Burn Westford Boy, Burn!
X2 Opens Nationwide, Giving my High-School Hometown, at Long Last, a Hero
I first really noticed
Aaron Stanford, who plays Pyro in
the new X-Men flick opening today, back in 1995. I was at the Roudenbush Community Center in my adopted hometown of
Westford, MA to see my acting coach's production of
Equus. The production was something of a seminal moment for me. I had always considered the theatre world to be the kind of place that overweight girls with vocal talent went to have chandeliers dropped on their heads. That night, however, I saw Aaron playing opposite my German teacher,
Herr Joyce, manically repeating over and over again the name of his character's self-created god, a giant virile equine creature represented by actors wearing open-faced steel horse masks. The play, by Peter Schaffer, opened up new doors to me as to what Performance (capital intended) could be. Here was a theatre that engaged the mind in a way that made your heart beat faster. It was the beginning of a journey for me.\
Truth be told, I never knew Aaron all that well. I talked to him a few times throughout high school, but that was it. He has since gone on to obviously big things, including the lead role in
Tadpole, which is sort of an
Igby Goes Down lite. However, this is not a "look how I'm vaguely associated to a celebrity-to-be" blog. Instead, I'm going to talk about Westford and why, for some reason, it has created a group of people very different from most towns.
Westford was, until recently, a small farming town just past Concord, MA. It's biggest claim to fame is that Paul Revere forged the school bell and his son went to
Westford Academy, which nowadays, is a public school. Like many New England towns, one of the houses on the green has a "Washington slept here" plaque and just down the road a small granite block with a raven cut into it lets people know that Edgar Allen Poe has slept in town as well.

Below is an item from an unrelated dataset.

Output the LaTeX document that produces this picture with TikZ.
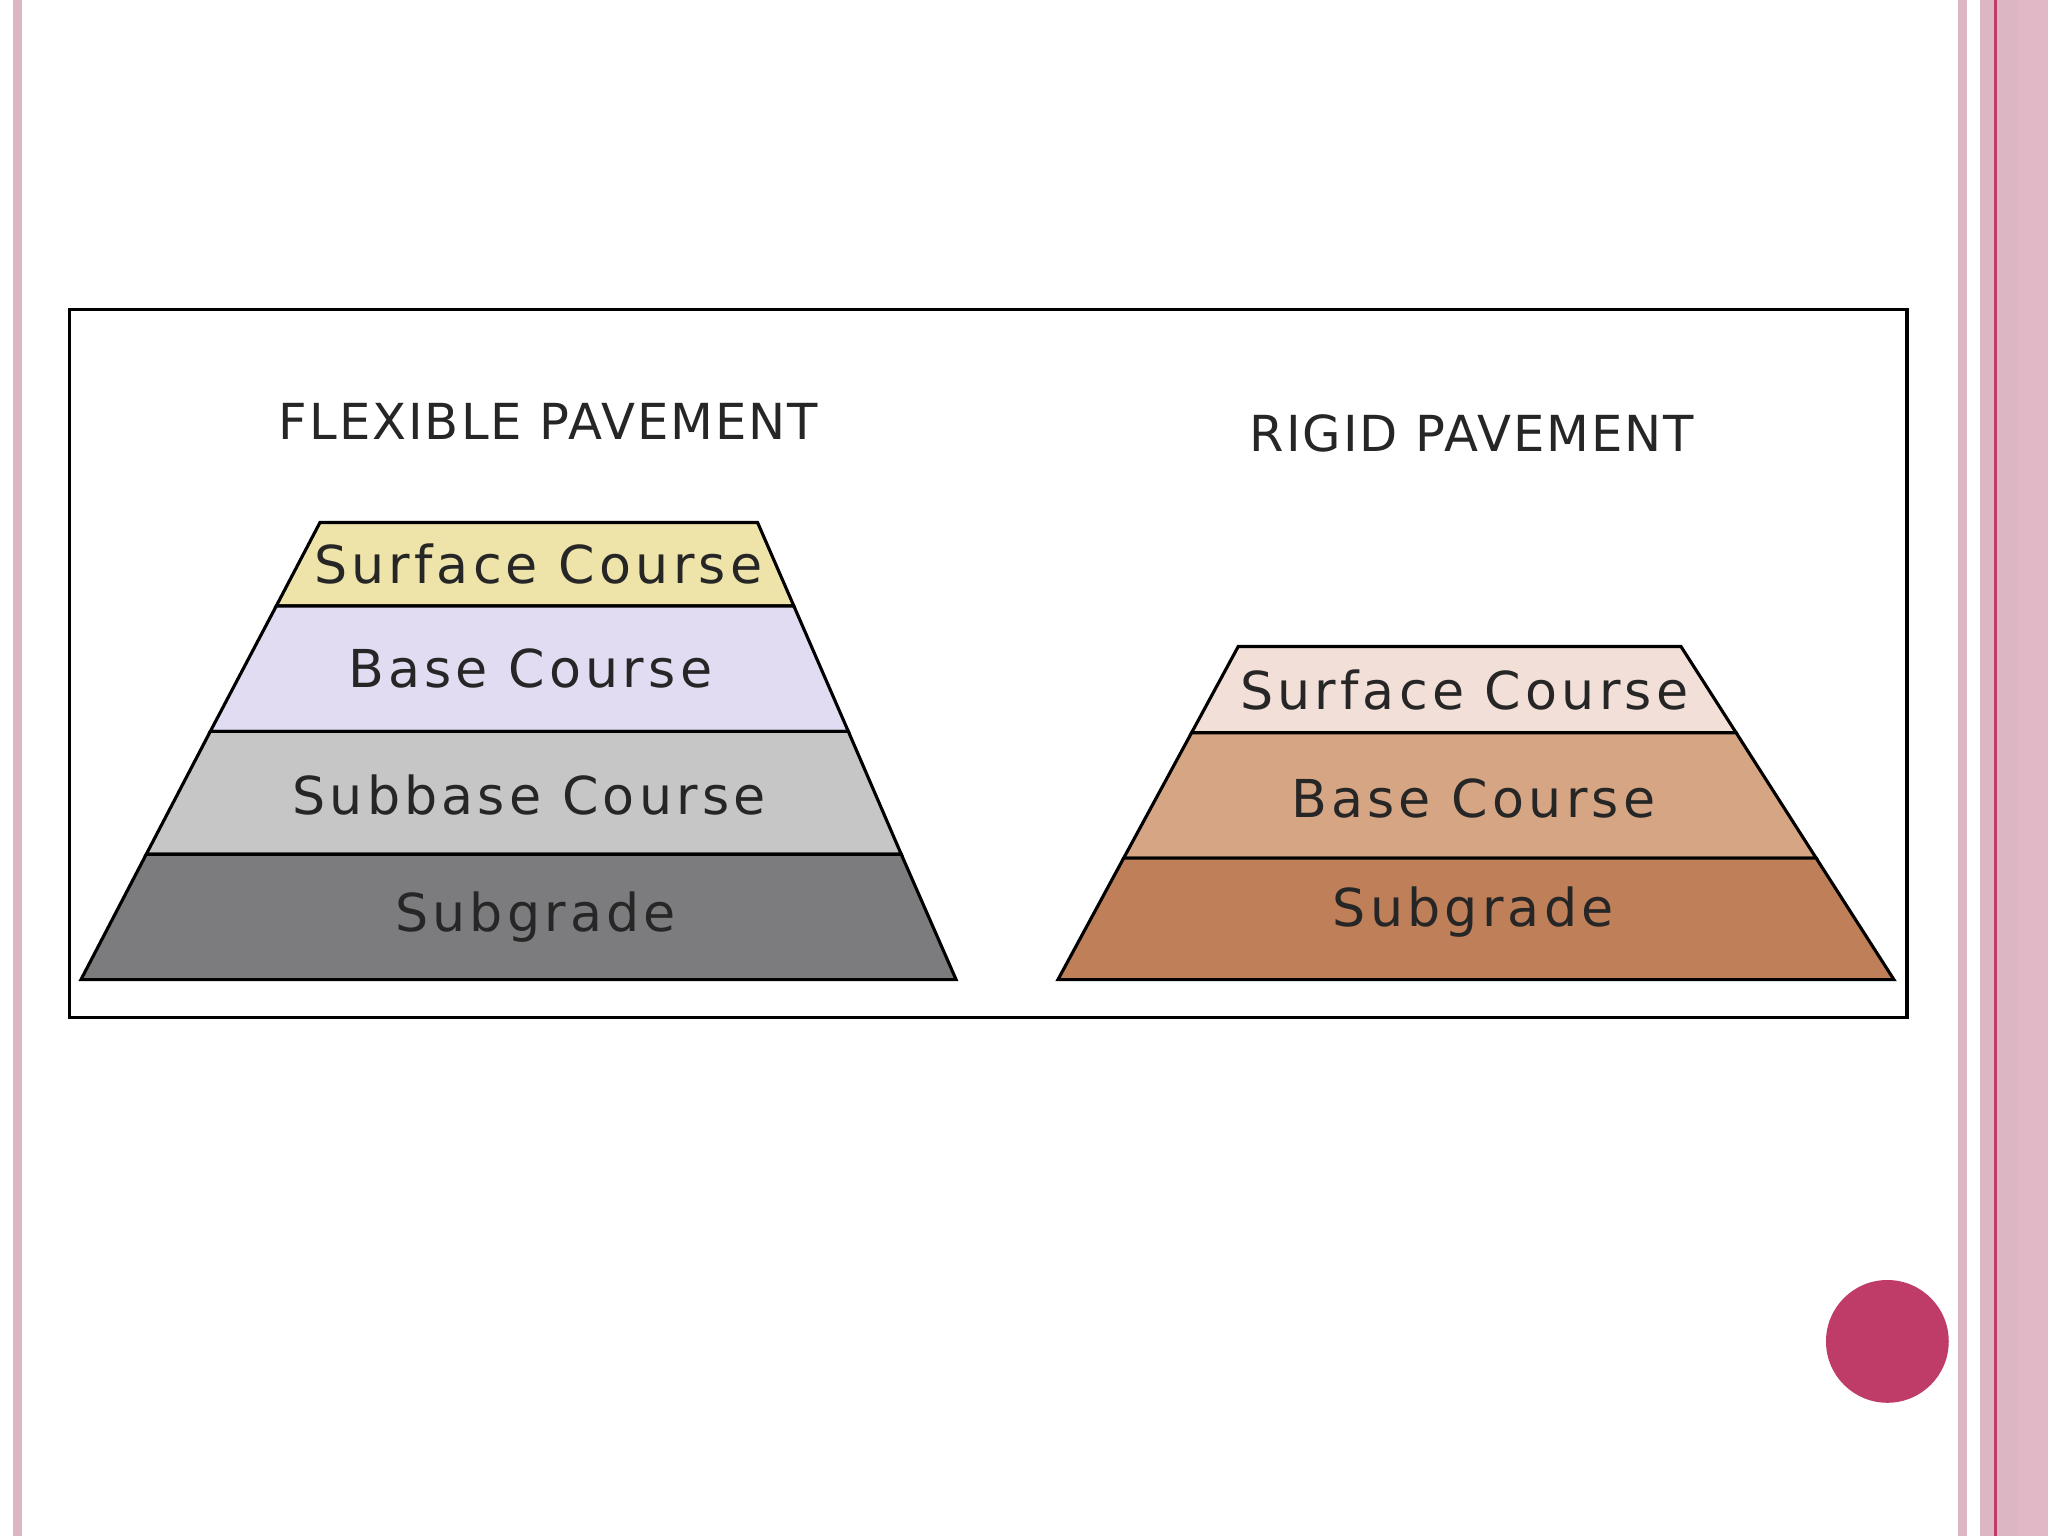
\documentclass[tikz,border=0pt]{standalone}
\usepackage{fontspec}
\setmainfont{DejaVu Sans}
\newfontfamily\spaced[LetterSpace=8]{DejaVu Sans}
\newfontfamily\spacedt[LetterSpace=4]{DejaVu Sans}
\begin{document}
\begin{tikzpicture}[x=0.5pt,y=-0.5pt,
  lay/.style={draw=black,line width=1.2pt},
  lbl/.style={font=\spaced\fontsize{20}{22}\selectfont,text=black!85},
  ttl/.style={font=\spacedt\fontsize{19}{22}\selectfont,text=black!85}]
\definecolor{dotc}{HTML}{C03C68}\definecolor{linec}{HTML}{BE3C64}
\definecolor{stripe}{HTML}{DDB6C4}\definecolor{stripe2}{HTML}{E0B8C6}
\useasboundingbox (0,0) rectangle (1568,1176);
\fill[white] (0,0) rectangle (1568,1176);
% edge stripes
\fill[stripe] (10,0) rectangle (17,1176);
\fill[stripe] (1499,0) rectangle (1506,1176);
\fill[stripe] (1516,0) rectangle (1568,1176);
\fill[stripe2] (1545,0) rectangle (1568,1176);
\draw[draw=linec,line width=1pt] (1528,0) -- (1528,1176);
% frame
\draw[line width=1.2pt] (53,237) rectangle (1460,779);
% flexible
\node[ttl] (ft) at (420,323) {FLEXIBLE PAVEMENT};
\definecolor{fs}{HTML}{EEE4AA}\definecolor{fb}{HTML}{E2DCF2}
\definecolor{fsb}{HTML}{C6C6C6}\definecolor{fg}{HTML}{7C7C7E}
\filldraw[lay,fill=fs] (245,400) -- (580,400) -- (607.8,464) -- (211.5,464) -- cycle;
\filldraw[lay,fill=fb] (211.5,464) -- (607.8,464) -- (649.5,560) -- (161,560) -- cycle;
\filldraw[lay,fill=fsb] (161,560) -- (649.5,560) -- (690,654) -- (112,654) -- cycle;
\filldraw[lay,fill=fg] (112,654) -- (690,654) -- (732,750) -- (62,750) -- cycle;
\node[lbl] (f1) at (412,432) {Surface Course};
\node[lbl] (f2) at (406,512) {Base Course};
\node[lbl] (f3) at (405,609) {Subbase Course};
\node[lbl] (f4) at (410,702) {Subgrade};
% rigid
\node[ttl] (rt) at (1127,332) {RIGID PAVEMENT};
\definecolor{rs}{HTML}{F2DFD7}\definecolor{rb}{HTML}{D6A584}\definecolor{rg}{HTML}{BE7F59}
\filldraw[lay,fill=rs] (948,495) -- (1287,495) -- (1329.2,561) -- (912.3,561) -- cycle;
\filldraw[lay,fill=rb] (912.3,561) -- (1329.2,561) -- (1390.5,657) -- (860.3,657) -- cycle;
\filldraw[lay,fill=rg] (860.3,657) -- (1390.5,657) -- (1450,750) -- (810,750) -- cycle;
\node[lbl] (r1) at (1121,528) {Surface Course};
\node[lbl] (r2) at (1128,611) {Base Course};
\node[lbl] (r3) at (1128,698) {Subgrade};
% dot
\fill[dotc] (1445,1027) circle (47);
\end{tikzpicture}
\end{document}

Like any town much like the one's surrounding it, it has developed over time it's own myths and legends.
The Scottish Knight is a poorly carved pictograph that either proves that the Europeans were in America centuries before Columbus or a clever 19th century schoolboy prank. National Geographic has apparently been planning a documentary on it for the past thirty years or so. Part of the town used to be a summer cottage village for wealthy Bostonians, but has since become a year-round community. Known with typical Yankee frugality as "Nab", this area is considered "the bad side of the tracks" by the kids who live there and many of them aimed for a ghetto aesthetic in high school. It was a typical joke for neighboring Chelmsford kids to make that they would go down to Nab to see the drive-by apple shootings.
The town has successfully fought off Wal-Mart, but succumbed to Applebee's and Chili's. The school mascot is the Grey Ghost. When it was co-opted by the LGB alliance, people started calling it the Gay Ghost. All in all, typical New England quirkiness ala Stephen King.
I can't speak for everyone, but my experience living there was all in all, a strange one. First off, the kids were loaded with talent. I didn't realize it at the time, simply assuming the whole world was like Westford, but pound for pound, Westford students were frighteningly creative and this was not a town that even vaguely encouraged creativity. There was literally nothing to do and while this breaded in us a deep apathy towards everything, including ourselves, few schools had students with such an optimistically cynical world view.
Westford kids, on the whole, disdained any kind of "look-at-me!" success or achievement. You can see this attitude in
Aaron's website, which he shares with his brother and which, even now, includes his acting resume. You can see it in WBCN DJ and Westford alum
Andy Hick's blog, which has comments like "Well, it's happened again - Easter's fallen on the same day as Hitler's Birthday, the anniversary of Columbine, Waco, and the Oklahoma City bombing. It's almost enough to put you off your chocolate bunny." Hell, even our class valedictorian had her cherry popped at
Rocky Horror.
I used to really hate Westford. It was dull, dull, dull. The thing is, all that dullness seems to have made many of us, wildly open to creating our own fun. In high school, I remember some bored after-school drama club kids deciding to become velociraptor's (okay, fine, I was one). After naming each other "Bob" or "Gertrude" (because "Xorax the Terrible" is a stupid name for a velociraptor), we went around the cafe (pronounced
kaf) "mauling" people, which involved effeminately brushing someone with our hand while bouncing up and down. When our Dean came in, we mauled her as well. She asked us what we were doing and of course we told her that we were velociraptor's and we were mauling her. She looked at us warily and then backed away. Pure Westford. Boredom breeds ironic velociraptors.
Since I've left, the boring cinderblock school has been renovated into Bayside High, the town has started a cultural center and property values have tripled. They even have a hometown celebrity to rally around. I imagine the kids at good ole' W.A. have a lot more to do now, but I can't help wondering if velociraptor's still roam the halls.